The Ukrainian Institute of Modern Art is delighted to announce a new group exhibition titled Wanting it Both Ways, featuring mixed media works by Bill Conger, Tanya Hastings Gill, Mie Kongo, and Jennifer Mannebach.
Before it became synonymous with a defect or shortcoming, the etymology of the word “flaw” related to a fragment, splinter, or piece of something, and was closely associated with the idea of a stray ember. A fragment or “flaw” as a spark, a glowing ember, is an incendiary condition quite different from the more typical notion of a fragment as a leftover or remnant.

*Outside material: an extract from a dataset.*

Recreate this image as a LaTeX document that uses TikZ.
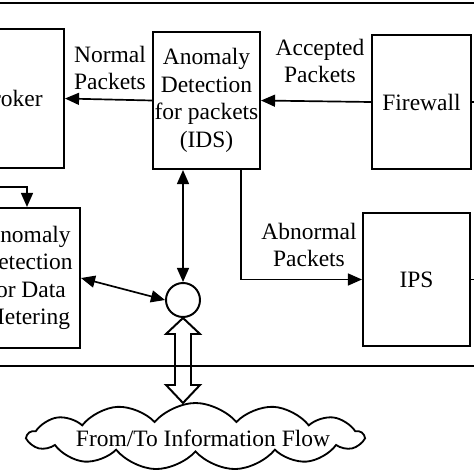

These insistent fragments may preserve a fleeting moment or memory; something that is not embalmed in time but is a flickering touchstone to revisit and find more–more permutations, more iterations, and more potentialities. These artists contend with the desire to capture a sense of the fugitive, often manifesting in fragmented forms that speak to the interdependence of things. They are acutely aware of how small altercations can shift things substantially, looking at the interplay of material identities, as well as the relationship between the maker and the materials.
This practice of working with forms and ideas can result in work that can feel like a temporary capture— revealing the desire to have it both ways, to hold still for a moment in time, just long enough to see what gathers at the edges before releasing it into another recombinant state.